# I know nothing about tandems...would it work??



## MCF (Oct 12, 2006)

I am 6'4" (long legs) and pretty strong rider and my wife is 5'7 and not a very strong rider. Is it possible to get a tandem with the correct dimensions for us and how does it work with a strong and one weak rider?


----------



## MB1 (Jan 27, 2004)

Fit=Lots of stock tandems will fit the 2 of you just fine.
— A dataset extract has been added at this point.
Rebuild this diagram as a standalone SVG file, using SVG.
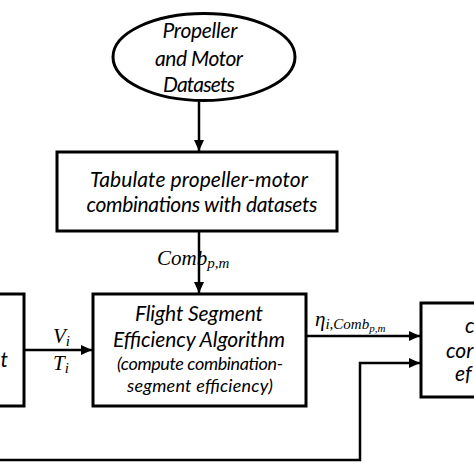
<svg xmlns="http://www.w3.org/2000/svg" width="474" height="474" viewBox="0 0 474 474">
<style>
.box{fill:#fff;stroke:#000;stroke-width:3}
.lbl{font-family:Lato,"Liberation Sans",sans-serif;font-style:italic;fill:#000;text-anchor:middle}
.big{font-size:21px}
.sm{font-size:18px}
.math{font-family:"Liberation Serif","DejaVu Serif",serif;font-style:italic;fill:#000}
.con{fill:none;stroke:#000;stroke-width:2.5}
</style>
<defs>
<marker id="ah" markerUnits="userSpaceOnUse" markerWidth="11" markerHeight="10" refX="11" refY="5" orient="auto">
<path d="M0,0 L11,5 L0,10 z" fill="#000"/>
</marker>
</defs>
<rect width="474" height="474" fill="#fff"/>
<g id="connectors">
<line class="con" x1="199" y1="100" x2="199" y2="151" marker-end="url(#ah)"/>
<line class="con" x1="199" y1="231" x2="199" y2="293" marker-end="url(#ah)"/>
<line class="con" x1="24" y1="350" x2="92" y2="350" marker-end="url(#ah)"/>
<line class="con" x1="306" y1="336" x2="420" y2="336" marker-end="url(#ah)"/>
<polyline class="con" points="-10,460 360,460 360,363 420,363" marker-end="url(#ah)"/>
</g>
<g id="datasets">
<ellipse cx="204" cy="57" rx="91" ry="43.5" fill="#fff" stroke="#000" stroke-width="3"/>
<text class="lbl big" x="200" y="38" textLength="75">Propeller</text>
<text class="lbl big" x="199" y="66" textLength="88">and Motor</text>
<text class="lbl big" x="199" y="92" textLength="72">Datasets</text>
</g>
<g id="tabulate">
<rect class="box" x="57" y="152" width="280" height="79"/>
<text class="lbl big" x="199" y="187" textLength="218">Tabulate propeller-motor</text>
<text class="lbl big" x="202" y="212" textLength="231">combinations with datasets</text>
</g>
<g id="left-node">
<rect class="box" x="-100" y="294" width="124" height="112"/>
<text class="lbl big" x="8" y="367" style="text-anchor:end">t</text>
</g>
<g id="algorithm">
<rect class="box" x="93" y="294" width="213" height="112"/>
<text class="lbl big" x="199" y="321" textLength="128">Flight Segment</text>
<text class="lbl big" x="199" y="347" textLength="172">Efficiency Algorithm</text>
<text class="lbl sm" x="200" y="370" textLength="166">(compute combination-</text>
<text class="lbl sm" x="200" y="392" textLength="146">segment efficiency)</text>
</g>
<g id="right-node">
<rect class="box" x="421" y="303" width="120" height="94"/>
<text class="lbl big" x="465" y="333" style="text-anchor:start">c</text>
<text class="lbl big" x="446" y="358" style="text-anchor:start">cor</text>
<text class="lbl big" x="455" y="381" style="text-anchor:start">ef</text>
</g>
<g id="labels">
<text class="math" x="157" y="265" font-size="21">Comb<tspan font-size="15" dy="3">p,m</tspan></text>
<text class="math" x="53" y="343" font-size="21">V<tspan font-size="15" dy="3">i</tspan></text>
<text class="math" x="53" y="370" font-size="21">T<tspan font-size="15" dy="3">i</tspan></text>
<text class="math" x="315" y="326" font-size="21">η<tspan font-size="15" dy="3">i,Comb</tspan><tspan font-size="11" dy="3">p,m</tspan></text>
</g>
</svg>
It is not how strong the 2 riders are, it is all about how well they work together.

You will be fine.


----------



## tapeng (May 25, 2004)

I was in same shoes as you. I am 6' and wife is 5'6". fit her fine but not me.
I bought a cheap tandem online without fit it first. Now I regret.
Since we don't use it a lot so the $450 still worth it.
Like MB1 said. strong/weak is not an issue but fit.


----------



## Gevorg (Sep 18, 2006)

Looks like XL/M or XL/S size will work depending on MFG. Strong/weak is not an issue at all that is the beauty of tandem. Control/trust is more of an issue, as stoker has to completely trust captain, captain has the control, but stoker always right


----------



## morryjg (Jan 6, 2008)

Find a shop that rents tandems if you can. Take one out for a couple of relaxed rides. That will let you know if you work well together on a tandem. My wife and I loved it almost instantly.


----------



## Bocephus Jones II (Oct 7, 2004)

MB1 said:


> Fit=Lots of stock tandems will fit the 2 of you just fine.
> 
> It is not how strong the 2 riders are, it is all about how well they work together.
> 
> You will be fine.


Yup...on Ride the Rockies there was a father and [young] son team. I'm guessing the kid never did too much work. Poor dad having to truck that thing up some of the passes. I felt sorry for him.


----------